La Toscana disegna così l’architettura della nuova assistenza socio-sanitaria territoriale che andrà a regime nei prossimi tre anni e che avrà i suoi tre pilastri nelle case di comunità, ospedali di comunità e centrali operative territoriali. Si punta sull’integrazione e il potenziamento delle cure domiciliari, sullo sviluppo della sanità di iniziativa (percorsi di prevenzione per gestire meglio le malattie croniche) e sulla presa in carico sul territorio. Un ruolo importante l’avranno l’innovazione e i servizi digitalizzati, la telemedicina e il telemonitoraggio.
Nel percorso di ascolto e confronto che ha accompagnato il varo della riforma sono stati incontrate e sentite le direzioni sanitarie con le loro articolazioni interne, la conferenza regionale dei sindaci, la terza commissione del Consiglio regionale, gli ordini professionali, i sindacati, il consiglio dei cittadini e Anci Toscana.
Il cittadino continuerà ad accedere al sistema attraverso il 116117 (il numero unico per cure non urgenti), rivolgendosi al medico o al pediatra di famiglia, alle case di comunità o al punto unico di accesso, attraverso il segretariato sociale o ai punti insieme, ai consultori e ai servizi della salute mentale delle dipendenze, ai centri servizi e ai centri per le famiglie.

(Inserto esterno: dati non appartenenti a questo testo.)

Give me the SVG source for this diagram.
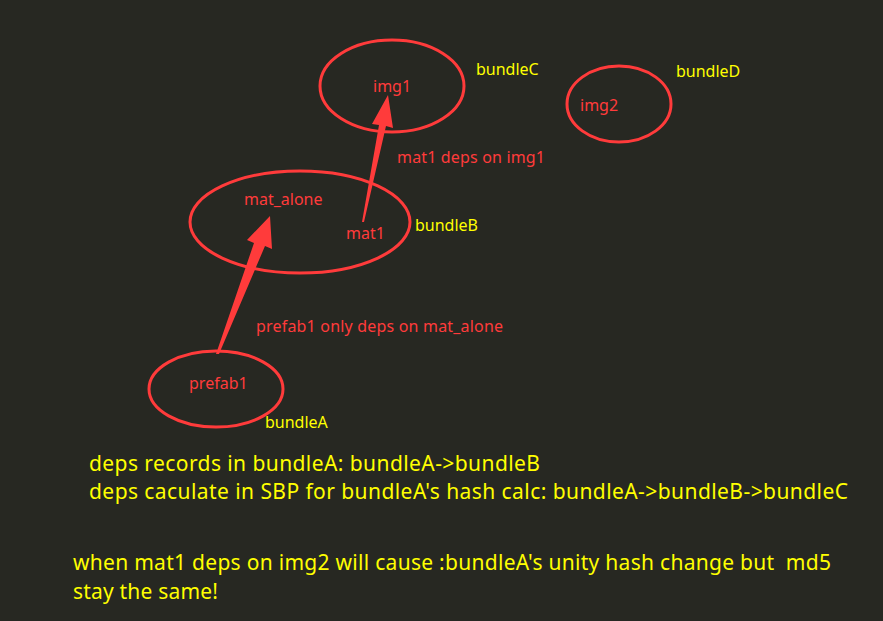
<svg xmlns="http://www.w3.org/2000/svg" width="883" height="621" viewBox="0 0 883 621">
<style>
.e{fill:none;stroke:#ff3b3b;stroke-width:3}
.r{fill:#ff3b3b;font-family:"Noto Sans",sans-serif;font-size:16px}
.y{fill:#ffff00;font-family:"Noto Sans",sans-serif;font-size:16px}
.b{fill:#ffff00;font-family:"Noto Sans",sans-serif;font-size:21px}
.a{fill:#ff3b3b}
</style>
<rect width="883" height="621" fill="#272822"/>
<g id="bundleC"><ellipse class="e" cx="392" cy="86" rx="72" ry="46"/><text class="r" x="373" y="92">img1</text><text class="y" x="476" y="75">bundleC</text></g>
<g id="bundleD"><ellipse class="e" cx="619" cy="104" rx="52" ry="38"/><text class="r" x="580" y="111">img2</text><text class="y" x="676" y="77">bundleD</text></g>
<g id="bundleB"><ellipse class="e" cx="300" cy="222" rx="110" ry="51"/><text class="r" x="244" y="205">mat_alone</text><text class="r" x="346" y="239">mat1</text><text class="y" x="415" y="231">bundleB</text></g>
<g id="bundleA"><ellipse class="e" cx="216" cy="389" rx="67" ry="38"/><text class="r" x="189" y="389">prefab1</text><text class="y" x="265" y="428">bundleA</text></g>
<g id="connectors">
<polygon class="a" points="362,222 364,222 386,126 393,128 388,95 372,124 379,125"/>
<polygon class="a" points="216,354 219,354 265,246 272,249 270,216 247,240 254,243"/>
</g>
<text class="r" x="397" y="163" textLength="148">mat1 deps on img1</text>
<text class="r" x="256" y="332" textLength="247">prefab1 only deps on mat_alone</text>
<text class="b" x="89" y="471" textLength="451">deps records in bundleA: bundleA-&gt;bundleB</text>
<text class="b" x="89" y="499" textLength="759">deps caculate in SBP for bundleA's hash calc: bundleA-&gt;bundleB-&gt;bundleC</text>
<text class="b" x="73" y="570" textLength="758" xml:space="preserve">when mat1 deps on img2 will cause :bundleA's unity hash change but  md5</text>
<text class="b" x="73" y="599" textLength="145">stay the same!</text>
</svg>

La novità è costituita dalle centrali operative territoriali – 37 in tutta la Toscana, più di una dunque per zona distretto che sono ventotto, un medico e cinque infermieri in servizio in ognuna, aperte dodici ore al giorno per sei giorni alla settimana, una a turno anche la notte e la domenica – e che funzioneranno in back-office come una sorta di cabina di regia smistando percorsi e bisogni in base alle esigenze del cittadino, in modo integrato e semplificando, per i cittadini, percorsi amministrativi a volte ostici: non solo in uscita dagli ospedali come oggi fanno le Acot per le cosiddette dimissioni difficili e per pazienti che hanno bisogno di cure intermedie, ma anche in entrata, dai territori agli ospedali o anche tra i vari servizi del territorio.
Nasceranno le case di comunità, da 70 a 77 in tutta la regione, dove dovranno trovare casa non solo specialisti di base ma anche medici di famiglia, pediatri, infermieri di comunità e assistenti sociali. Offriranno assistenza in raccordo con la rete ospedaliera. La parola chiave è di nuovo integrazione, il coivolgimento di tutte le professioni sanitarie e la presenza di equipe strutturate. Un sistema a rete, con il soccorso delle Uca – evoluzione delle Usca – che offriranno aiuto nel caso di emergenze organizzative o di focolaio, attivabili dai medici di famiglia.
Nasceranno anche gli ospedali di comunità, per le cure intermedie di persone fragili o anziane o con patologie croniche che necessitano di interventi a bassa intensità, se non trattabili a domicilio. Ci sarà almeno un ospedale di comunità in ogni zona distretto o per società della salute, con circa venti posti letto ogni 50 mila abitanti.
L’intero sistema,dovrà andare a regime da qui a tre anni.